Kate drew herself up to her full height and gave him the patented Beckett deathstare, but he merely gestured her in with a look of total disbelief and muttered something about liars and the weirdos. She shrugged and went into the office.

He pointed her to a chair and perched himself on the side of a desk. Kate still had trouble thinking straight, and sat down hard, rubbing her head with her hands.

" Hard night last night? Pull your bloody head out of your backside and explain what you're doing swanning into my department looking like you were going to some swanky poof-fest."

"I beg your pardon?"

"Your name, sunshine. Your name, your rank, and maybe why the hell you're here?"

She looked around the room, trying to find something that made sense to her. The fuzzy thermal paper faxes with badly-scanned photographs taped to the glass walls were incredibly crude, as if they had been made with some sort of ancient printer. And the torn page from the newspaper … Who the hell was Samantha Fox and why was there a topless photo of her on the wall? Kate got up to look more closely at the page, which had headlines about the Hitler Diaries and something about Prince Charles.

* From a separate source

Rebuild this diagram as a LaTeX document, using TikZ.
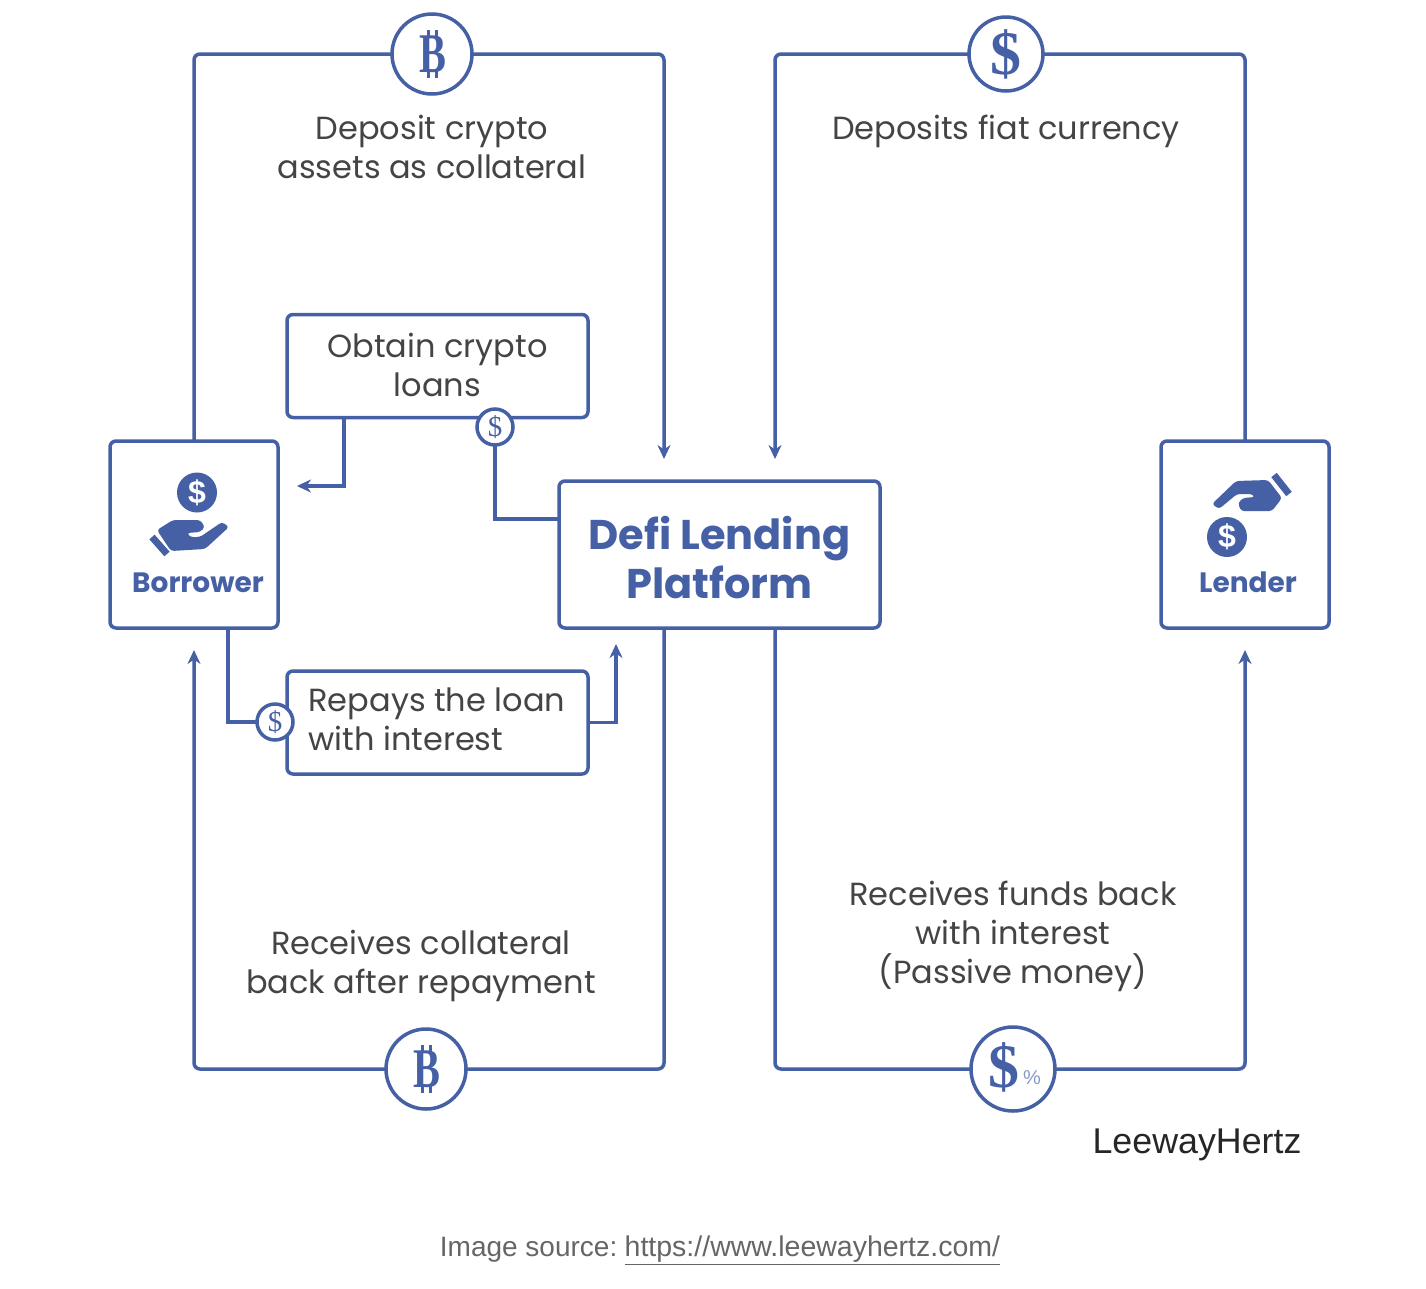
\documentclass[tikz,border=0pt]{standalone}
\usepackage{fontspec}
\setmainfont{Poppins}
\newfontfamily\serifglyph{Liberation Serif}
\newfontfamily\plainsans{Liberation Sans}
\usetikzlibrary{arrows.meta}
\definecolor{defiblue}{HTML}{4560A5}
\definecolor{textgrey}{HTML}{444444}
\tikzstyle{base} = [draw=defiblue, line width=3.5pt, rounded corners=6pt, fill=white, outer sep=0pt, inner sep=0pt]
\tikzstyle{party} = [base, minimum width=168pt, minimum height=187pt]
\tikzstyle{step_box} = [base, minimum width=301pt, minimum height=103pt]
\tikzstyle{platform} = [base, minimum width=321pt, minimum height=147pt]
\tikzstyle{platform_name} = [text=defiblue, align=center, font=\fontsize{41.5}{49}\selectfont\bfseries]
\tikzstyle{caption} = [text=textgrey, align=center, font=\fontsize{32}{39}\selectfont]
\tikzstyle{party_name} = [text=defiblue, font=\fontsize{28}{30}\selectfont\bfseries]
\tikzstyle{money} = [circle, draw=defiblue, line width=3.5pt, fill=white, text=defiblue, inner sep=0pt, outer sep=0pt, font=\serifglyph]
\tikzstyle{coin} = [circle, fill=defiblue, text=white, minimum size=40pt, inner sep=0pt, font=\plainsans\fontsize{32}{32}\selectfont\bfseries]
\tikzstyle{link} = [draw=defiblue, line width=3.5pt, rounded corners=6pt]
\tikzstyle{arrow} = [link, -{Stealth[length=14pt,width=13pt]}]
\tikzstyle{glyph} = [text=defiblue, font=\serifglyph\bfseries\fontsize{56}{56}\selectfont]
\begin{document}
\begin{tikzpicture}[x=1pt, y=-1pt]
\useasboundingbox (0,0) rectangle (1426,1288);

% free ends of the arrows
\coordinate (DEFI_IN_LEFT) at (664,459);
\coordinate (DEFI_IN_RIGHT) at (775,459);
\coordinate (DEFI_OUT_LEFT) at (664,628);
\coordinate (DEFI_OUT_RIGHT) at (775,628);
\coordinate (BORROWER_IN) at (194,650);
\coordinate (BORROWER_OUT) at (228,628);
\coordinate (BORROWER_SIDE) at (297,486);
\coordinate (LENDER_IN) at (1245,650);
\coordinate (DEFI_SIDE_IN) at (616,644);
\coordinate (OBTAIN_OUT) at (344,417);

\node (BORROWER) [party] at (194,534.5) {};
\node (LENDER) [party] at (1245,534.5) {};
\node (DEFI_PLATFORM) [platform] at (719.5,554.5) {};
\node (DEFI_TEXT) [platform_name] at (719.5,558) {Defi Lending\\Platform};
\node (OBTAIN_LOANS) [step_box] at (437.5,366) {};
\node (OBTAIN_TEXT) [caption] at (437.5,365) {Obtain crypto\\loans};
\node (REPAY_LOAN) [step_box] at (437.5,722.5) {};
\node (REPAY_TEXT) [caption, align=left] at (437.5,719.5) {\makebox[258pt][l]{Repays the loan}\\with interest};

\node (BTC_TOP) [money, minimum size=80pt] at (432,54) {};
\node (USD_TOP) [money, minimum size=74pt, font=\serifglyph\bfseries\fontsize{62}{62}\selectfont] at (1006,54) {\$};
\node (BTC_BOTTOM) [money, minimum size=80pt] at (426,1069) {};
\node (USD_BOTTOM) [money, minimum size=84pt] at (1013,1069) {};
\node (USD_OBTAIN) [money, minimum size=36pt, font=\serifglyph\fontsize{29}{29}\selectfont] at (495,427) {\$};
\node (USD_REPAY) [money, minimum size=36pt, font=\serifglyph\fontsize{29}{29}\selectfont] at (275,722) {\$};

% bitcoin and interest glyphs
\node (BTC_TOP_SIGN) [glyph] at (433,54) {\scalebox{0.72}[1]{B}};
\node (BTC_BOTTOM_SIGN) [glyph] at (427,1069) {\scalebox{0.72}[1]{B}};
\foreach \x/\y in {432/54, 426/1069} {
    \foreach \dx in {-4,4} {
        \draw [defiblue, line width=3pt] (\x+\dx,\y-24) -- (\x+\dx,\y-17);
        \draw [defiblue, line width=3pt] (\x+\dx,\y+17) -- (\x+\dx,\y+24);
    }
}
\node (USD_BOTTOM_SIGN) [glyph, font=\serifglyph\bfseries\fontsize{62}{62}\selectfont] at (1004,1067) {\$};
\node (USD_BOTTOM_PCT) [text=defiblue!65, font=\plainsans\fontsize{20}{20}\selectfont] at (1032,1078) {\%};

\draw [link] (BORROWER.north) |- (BTC_TOP.west);
\draw [arrow] (BTC_TOP.east) -| (DEFI_IN_LEFT);
\draw [link] (LENDER.north) |- (USD_TOP.east);
\draw [arrow] (USD_TOP.west) -| (DEFI_IN_RIGHT);
\draw [link] (DEFI_OUT_LEFT) |- (BTC_BOTTOM.east);
\draw [arrow] (BTC_BOTTOM.west) -| (BORROWER_IN);
\draw [link] (DEFI_OUT_RIGHT) |- (USD_BOTTOM.west);
\draw [arrow] (USD_BOTTOM.east) -| (LENDER_IN);
\draw [arrow, rounded corners=0pt] (OBTAIN_OUT) |- (BORROWER_SIDE);
\draw [link, rounded corners=0pt] (USD_OBTAIN.south) |- (DEFI_PLATFORM.west |- 0,519);
\draw [link, rounded corners=0pt] (BORROWER_OUT) |- (USD_REPAY.west);
\draw [arrow, rounded corners=0pt] (REPAY_LOAN.east) -| (DEFI_SIDE_IN);

\node (CAP_COLLATERAL) [caption] at (432,147) {Deposit crypto\\assets as collateral};
\node (CAP_FIAT) [caption] at (1006,131) {Deposits fiat currency};
\node (CAP_BACK) [caption] at (421,965.5) {Receives collateral\\back after repayment};
\node (CAP_FUNDS) [caption] at (1013,936) {Receives funds back\\with interest\\(Passive money)};

% borrower icon
\node (BORROWER_COIN) [coin] at (197,492.5) {\$};
\fill [defiblue, rounded corners=3pt] (157,530) -- (173,520) -- (200,520) -- (205,527) -- (200,532) -- (187,533) -- (190,537) -- (200,537) -- (222,522) -- (229,527) -- (205,549) -- (171,551) -- cycle;
\draw [defiblue, line width=7pt] (152,537) -- (167,554);
\node (BORROWER_NAME) [party_name] at (198,582.5) {Borrower};

% lender icon
\node (LENDER_COIN) [coin] at (1227,537) {\$};
\fill [defiblue, rounded corners=3pt] (1212,504) -- (1236,481) -- (1268,480) -- (1282,498) -- (1272,511) -- (1241,511) -- (1238,503) -- (1243,498) -- (1255,497) -- (1252,494) -- (1237,494) -- (1219,509) -- cycle;
\draw [defiblue, line width=7pt] (1274,475) -- (1289,494);
\node (LENDER_NAME) [party_name] at (1248,582.5) {Lender};

\node (BRAND) [text=black!85, font=\plainsans\fontsize{35.8}{40}\selectfont] at (1197,1145) {LeewayHertz};
\node (SOURCE) [text=black!60, font=\plainsans\fontsize{28}{32}\selectfont] at (720,1250) {Image source:\hspace{-3pt} \underline{\fontsize{28.5}{32}\selectfont https://www.leewayhertz.com/}};

\end{tikzpicture}
\end{document}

She was just looking for the date on the page when the phone rang beside her. Again, there was something odd ... The man picked it up, barked out "Hunt", then listened for a while. Kate finally spotted the date as he hung the phone up.

1983? And that paper looks new! What the?

"Right, well, that's a mucking great stuff-up. Just let me check, my pretty. Who are you?"

"Detective Kate Beckett, NYPD."

"And in the wrong bloody place and all. I'm DCI Gene Hunt, and I was hoping you'd be calling me 'guvnor', but it seems the powers that be got things wrong."

"Wrong?"

"You were supposed to be transferring for some special duties, but they sent you here instead of New York. And now the guys upstairs have completely stuffed it, and told me to send you home."

"Home. As in New York?"

"Well, sort of, yeah." He lowered himself from the desk, grabbed a camel coat off a chair, and started heading out. Then he looked back at her.

"Coming?"

She hopped up and followed him into the main room, where phones were ringing and low murmured voices sounded like every Homicide division she had ever worked in – except that the rings were odd and the accents even stranger. Gene had reached the far side of the room and headed into the corridor, and Kate hurried to catch up with him.

"What is this place?"

"This? This is the world's greatest cesspit, Manchester's own CID. Only the best get to work here." He led her to a battered lift, its doors as grimy as her own office ones were mirror-like. "And I don't doubt that you're pretty good where you came from, but you can't stay. This time, anyway." The lift door opened and they got in, Gene pressing a button low on the panel. The lift doors shut and the lift itself lurched down in a fit of stops and starts.

"Blame your boss."

"I'm sorry?"

He turned to her and smiled regretfully. "Your boss. He's got some serious string-pulling powers, even here, and he just rang to say you're to go home."

The lift shook again and the lights flickered as Kate's head started to pound again. "Wait. What? Which boss?"

And as the lights went out fully, her companion laughed. "Captain Montgomery. Sounds like a right tosser, but he says you're needed back at the station. Called it a castle or something."

Darkness. Falling. Then a great gasp, and breathing fire and sand and gravel and things that you're not supposed to breathe, surely, but breathing all the same. Beeping noises and a bright light and voices around her.

"She's breathing by herself. Oh thank god." A familiar voice. But cracked, worn, as if it had cried and ranted for a week and not slept.

"She'll make it now. I'm sure of it. Kate? Can you hear me?" An unfamiliar voice, calm and confident and very professional. "You call her. She'll hear you."

"Kate?" The first voice again.

She opened her eyes, the brightness painful like a summer sun seen full on.

"Rick."

And she closed her eyes, this time just to sleep.